Holding — Rothenberg, J.
- The Supreme Court of New York held that the defendants were entitled to summary judgment, dismissing the complaint in its entirety.
Rule
- A party cannot rescind a contract based on claims of coercion or fraud if they accepted the benefits of the contract and subsequently ratified its terms.
Reasoning
- The court reasoned that the plaintiff failed to establish a breach of fiduciary duty or any grounds for fraud or coercion related to the signing of the Non-Dissolution Rider.
- The court found that the requirement to remain in the Mitchell-Lama Program was a standard condition for receiving the loan, and the plaintiff had represented by experienced counsel throughout the process.
- Furthermore, the court determined that the Non-Dissolution Rider was not unconscionable and upheld similar agreements in past cases.
- The plaintiff's claims of coercion were undermined by evidence showing that the Board had previously voted to pursue the loan, and the shareholders were notified of the terms.
- Additionally, the court noted that the acceptance of the loan benefits for several years after becoming aware of the Rider's terms amounted to ratification, which barred rescission.
- The court also rejected the argument that the Rider constituted an unconstitutional taking of property, as the plaintiff entered into the agreement voluntarily for a significant financial benefit.
Deep Dive: How the Court Reached Its Decision
Court's Reasoning on Breach of Fiduciary Duty
The court determined that the plaintiff, Contello Towers II Corp., failed to establish a breach of fiduciary duty by the defendants, the City of New York and the Department of Housing Preservation and Development (HPD). The court noted that for a breach of fiduciary duty to be established, there must be proof of a fiduciary relationship between the parties, misconduct by the defendant, and direct damages resulting from that misconduct. In this case, the court found that HPD, as a governmental entity, did not owe a fiduciary duty to Contello or its shareholders. The existence of a governing Board and managing agent indicated that Contello had its own mechanisms for oversight and representation. Furthermore, the court highlighted that Contello was represented by experienced counsel throughout the loan process, which diminished the argument that they were misled or lacked understanding of the terms of the Non-Dissolution Rider. The court concluded that there was no legal basis for asserting that HPD had a duty to investigate allegations of corruption before proceeding with the loan approval. This reasoning led to the dismissal of the first cause of action related to breach of fiduciary duty.
Court's Reasoning on Coercion and Unconscionability
The court evaluated the plaintiff's claims of coercion and unconscionability regarding the Non-Dissolution Rider. The court found that the conditions of the Non-Dissolution Rider were standard practice for loans under the Mitchell-Lama Program and that Contello had agreed to these terms knowingly. The evidence indicated that the Board had voted to pursue the loan, and the president of the Board, Donald Sternberg, was present during discussions about the loan and the Non-Dissolution Rider. The court noted that Sternberg was not a naive or unsophisticated individual, as he had served on the Board and as president, which suggested he had sufficient understanding of the implications of the documents he signed. Furthermore, the court rejected the argument that the Rider was procedurally unconscionable since the plaintiff had ample opportunity to review the documents and was represented by counsel. The court concluded that the plaintiff's acceptance of the loan benefits for several years post-closing amounted to ratification of the agreement, thus undermining any claims of coercion or unconscionability.

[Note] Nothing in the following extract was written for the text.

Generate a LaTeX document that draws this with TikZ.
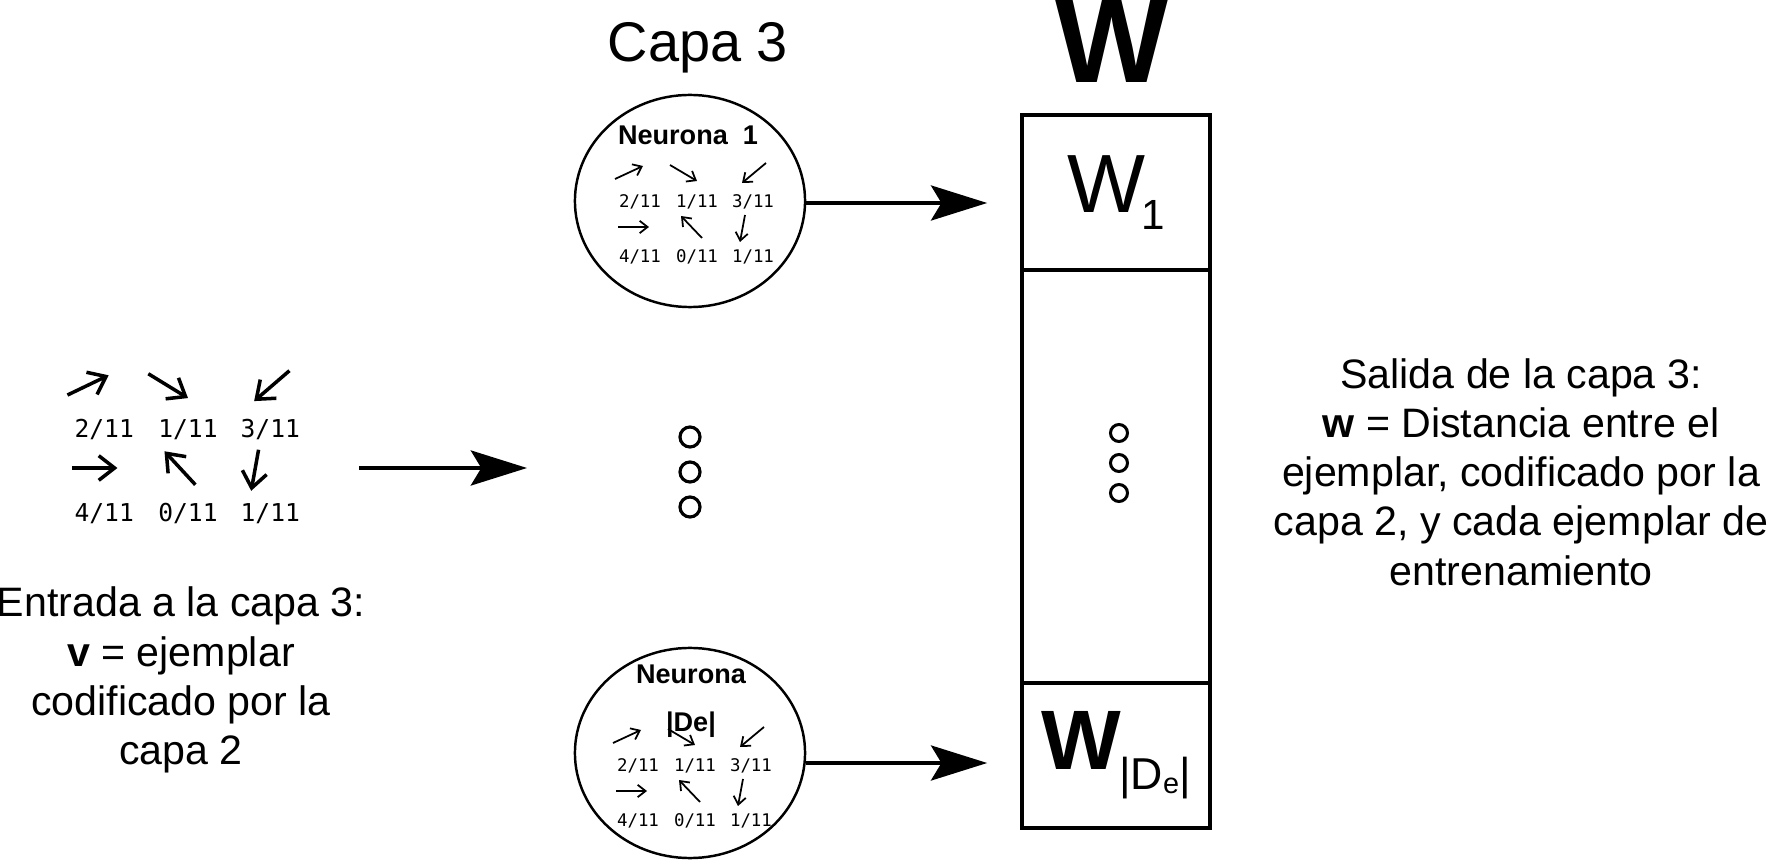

Court's Reasoning on Estoppel and Ratification
The court further reasoned that the doctrine of estoppel and the principle of ratification played a crucial role in dismissing the plaintiff's claims. The plaintiff had accepted the benefits of the loan, including the nearly $2 million received at a favorable interest rate, and had utilized those funds for renovations, which indicated a ratification of the terms associated with the Non-Dissolution Rider. The court emphasized that a party cannot rescind a contract after benefiting from it and then later claim coercion or fraud. Moreover, the plaintiff had been aware of the Non-Dissolution Rider's requirements shortly after the closing, and they had not acted to rescind the agreement until years later. This delay in asserting their claims constituted laches, as the plaintiff failed to act promptly in challenging the agreement that they had previously ratified. As a result, the court dismissed the claims based on estoppel and ratification principles.

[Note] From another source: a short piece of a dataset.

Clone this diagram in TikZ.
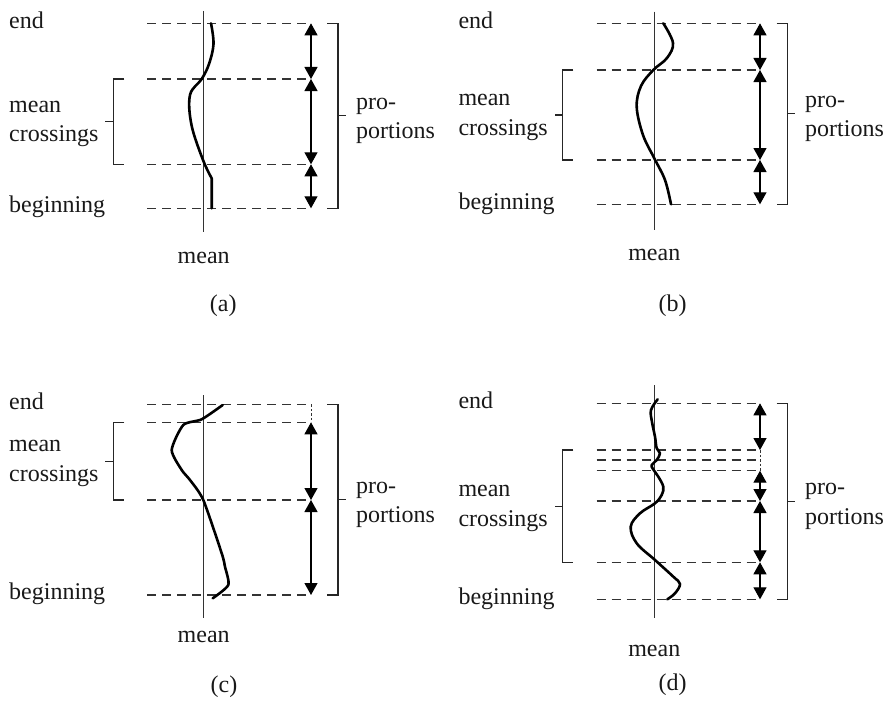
\documentclass[tikz,border=0pt]{standalone}
\usepackage{fontspec}
\setmainfont{Liberation Serif}
\usetikzlibrary{arrows.meta}
\begin{document}
\begin{tikzpicture}[x=1pt,y=-1pt,
  lbl/.style={inner sep=0pt, font=\fontsize{24}{28}\selectfont, text=black!90},
  guide/.style={draw=black!80, line width=1.3pt, dash pattern=on 9pt off 6pt},
  dotguide/.style={draw=black!80, line width=1pt, dash pattern=on 2.5pt off 2pt},
  meanline/.style={draw=black!80, line width=1.4pt},
  series/.style={draw=black, line width=2.6pt, line join=round, line cap=round},
  bracket/.style={draw=black!85, line width=1.3pt},
  dimarrow/.style={draw=black, line width=1.2pt, {Triangle[width=13pt,length=12pt]}-{Triangle[width=13pt,length=12pt]}},
]
\useasboundingbox (0,0) rectangle (891,701);

% ================= panel (a) =================
\foreach \n/\y in {1/23.3,2/79,3/164.3,4/208.3} {
  \coordinate (aL\n) at (147,\y); \coordinate (aR\n) at (311,\y);
  \draw[guide] (aL\n) -- (aR\n);
}
\coordinate (aMt) at (203.7,11); \coordinate (aMb) at (203.7,232);
\draw[meanline] (aMt) -- (aMb);
\draw[series] plot[smooth, tension=0.6] coordinates {(211,23.3) (213.5,44) (209,64) (201.7,79) (190,95) (191.5,125) (203,160) (211.7,178.3)} -- (211.7,208.3);
\draw[dimarrow] (aR1) -- (aR2);
\draw[dimarrow] (aR2) -- (aR3);
\draw[dimarrow] (aR3) -- (aR4);
\draw[bracket] (124.3,79) -- (113.3,79) -- (113.3,164.3) -- (124.3,164.3);
\draw[bracket] (113.3,121.7) -- (105.3,121.7);
\draw[bracket] (327,23.3) -- (338,23.3) -- (338,208.3) -- (327,208.3);
\draw[bracket] (338,115.8) -- (345.7,115.8);
\node[lbl, anchor=base west] (aEnd) at (9,28.3) {end};
\node[lbl, anchor=base west] (aMean) at (9,112.3) {mean};
\node[lbl, anchor=base west] (aCross) at (9,141.7) {crossings};
\node[lbl, anchor=base west] (aBeg) at (9,212.3) {beginning};
\node[lbl, anchor=base west] (aPro) at (356,109.3) {pro-};
\node[lbl, anchor=base west] (aPort) at (356,138.8) {portions};
\node[lbl, anchor=base] (aMeanB) at (203.7,263) {mean};
\node[lbl, anchor=base] (aCap) at (223.3,311) {(a)};

% ================= panel (b) =================
\foreach \n/\y in {1/23.3,2/70,3/160,4/204.3} {
  \coordinate (bL\n) at (596.7,\y); \coordinate (bR\n) at (760,\y);
  \draw[guide] (bL\n) -- (bR\n);
}
\coordinate (bMt) at (654.3,11.7); \coordinate (bMb) at (654.3,230);
\draw[meanline] (bMt) -- (bMb);
\draw[series] plot[smooth, tension=0.6] coordinates {(663.3,23.3) (673,43) (667,58) (653.3,70) (641,86) (636.7,107) (643,135) (654.3,158.3) (665,180) (671,204.3)};
\draw[dimarrow] (bR1) -- (bR2);
\draw[dimarrow] (bR2) -- (bR3);
\draw[dimarrow] (bR3) -- (bR4);
\draw[bracket] (573.3,70) -- (562.3,70) -- (562.3,160) -- (573.3,160);
\draw[bracket] (562.3,115) -- (555,115);
\draw[bracket] (776.7,23.3) -- (787.7,23.3) -- (787.7,204.3) -- (776.7,204.3);
\draw[bracket] (787.7,113.8) -- (795,113.8);
\node[lbl, anchor=base west] (bEnd) at (458.3,28.3) {end};
\node[lbl, anchor=base west] (bMean) at (458.3,105.6) {mean};
\node[lbl, anchor=base west] (bCross) at (458.3,135) {crossings};
\node[lbl, anchor=base west] (bBeg) at (458.3,209.3) {beginning};
\node[lbl, anchor=base west] (bPro) at (805,107.3) {pro-};
\node[lbl, anchor=base west] (bPort) at (805,136.8) {portions};
\node[lbl, anchor=base] (bMeanB) at (654.3,260) {mean};
\node[lbl, anchor=base] (bCap) at (672.7,311) {(b)};

% ================= panel (c) =================
\foreach \n/\y in {1/404.3,2/422.3,3/500,4/595} {
  \coordinate (cL\n) at (147,\y); \coordinate (cR\n) at (311,\y);
  \draw[guide] (cL\n) -- (cR\n);
}
\draw[dotguide] (cR1) -- (cR2);
\coordinate (cMt) at (203.7,395); \coordinate (cMb) at (203.7,618.3);
\draw[meanline] (cMt) -- (cMb);
\draw[series] plot[smooth, tension=0.4] coordinates {(222.7,405) (201.7,419.3) (183.3,425) (171.7,450) (181.7,470) (190,480) (203.3,500) (221.7,553.3) (225,566.7) (228.3,585) (212.7,598.3)};
\draw[dimarrow] (cR2) -- (cR3);
\draw[dimarrow] (cR3) -- (cR4);
\draw[bracket] (124.3,422.3) -- (113.3,422.3) -- (113.3,500) -- (124.3,500);
\draw[bracket] (113.3,461.2) -- (105.3,461.2);
\draw[bracket] (327,404.3) -- (338,404.3) -- (338,595) -- (327,595);
\draw[bracket] (338,499.7) -- (345.7,499.7);
\node[lbl, anchor=base west] (cEnd) at (9,409.3) {end};
\node[lbl, anchor=base west] (cMean) at (9,451.7) {mean};
\node[lbl, anchor=base west] (cCross) at (9,481) {crossings};
\node[lbl, anchor=base west] (cBeg) at (9,599.5) {beginning};
\node[lbl, anchor=base west] (cPro) at (356,493.2) {pro-};
\node[lbl, anchor=base west] (cPort) at (356,522.7) {portions};
\node[lbl, anchor=base] (cMeanB) at (203.7,642.7) {mean};
\node[lbl, anchor=base] (cCap) at (224,692) {(c)};

% ================= panel (d) =================
\foreach \n/\y in {1/403.3,2/450,3/460,4/470.7,5/501,6/562.3,7/599.3} {
  \coordinate (dL\n) at (596.7,\y); \coordinate (dR\n) at (760,\y);
  \draw[guide] (dL\n) -- (dR\n);
}
\draw[dotguide] (dR2) -- (dR4);
\coordinate (dMt) at (654.3,385); \coordinate (dMb) at (654.3,618.3);
\draw[meanline] (dMt) -- (dMb);
\draw[series] plot[smooth, tension=0.6] coordinates {(657.7,399.3) (651,410) (652,422) (655,436.7) (656.7,448.3) (660,453.3) (656.7,460) (651.7,465) (653,469) (658.3,476.7) (663.3,486.7) (661.7,495) (655,503.3) (640,513.3) (630.7,526.7) (636.7,543.3) (655,560) (673.3,576.7) (680,584) (675,593.3) (667.3,599.3)};
\draw[dimarrow] (dR1) -- (dR2);
\draw[dimarrow] (dR4) -- (dR5);
\draw[dimarrow] (dR5) -- (dR6);
\draw[dimarrow] (dR6) -- (dR7);
\draw[bracket] (573.3,450) -- (562.3,450) -- (562.3,562.3) -- (573.3,562.3);
\draw[bracket] (562.3,506.2) -- (555,506.2);
\draw[bracket] (776.7,403.3) -- (787.7,403.3) -- (787.7,599.3) -- (776.7,599.3);
\draw[bracket] (787.7,501.3) -- (795,501.3);
\node[lbl, anchor=base west] (dEnd) at (458.3,408.3) {end};
\node[lbl, anchor=base west] (dMean) at (458.3,496.7) {mean};
\node[lbl, anchor=base west] (dCross) at (458.3,526) {crossings};
\node[lbl, anchor=base west] (dBeg) at (458.3,604) {beginning};
\node[lbl, anchor=base west] (dPro) at (805,494.8) {pro-};
\node[lbl, anchor=base west] (dPort) at (805,524.3) {portions};
\node[lbl, anchor=base] (dMeanB) at (654.3,656.7) {mean};
\node[lbl, anchor=base] (dCap) at (672.7,690) {(d)};
\end{tikzpicture}
\end{document}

Court's Reasoning on Constitutional Claims
The court addressed the plaintiff's assertion that the Non-Dissolution Rider constituted an unconstitutional taking of property without due process. The court clarified that not every restriction on property rights amounts to a taking under the Fifth Amendment. It noted that a governmental regulation does not constitute a taking unless it goes too far in depriving the property owner of fundamental rights. In this case, the court found that the plaintiff voluntarily entered into the agreement with HPD, which included the Non-Dissolution Rider as a condition for receiving the loan. The court observed that the plaintiff received substantial financial benefits from the loan, which mitigated claims of an unconstitutional taking. The court concluded that since the plaintiffs had agreed to the terms of the Non-Dissolution Rider knowingly, there was no basis for arguing that the Rider constituted an unlawful taking of their property. Thus, this claim was also dismissed.
Conclusion of the Court
In conclusion, the court granted summary judgment in favor of the defendants, dismissing the complaint in its entirety. It found that the plaintiff had not established any legal grounds for rescinding the Non-Dissolution Rider based on claims of coercion, fraud, breach of fiduciary duty, or unconstitutionality. The court held that the standard conditions imposed by HPD for the loan were lawful and that the plaintiff had ratified the agreement through its acceptance of the loan benefits. The court's decision underscored the importance of adhering to the terms of contractual agreements and the principle that parties cannot later disavow their obligations after benefitting from the contract. Consequently, the action was dismissed entirely, reinforcing the enforceability of the Non-Dissolution Rider as part of the loan agreement.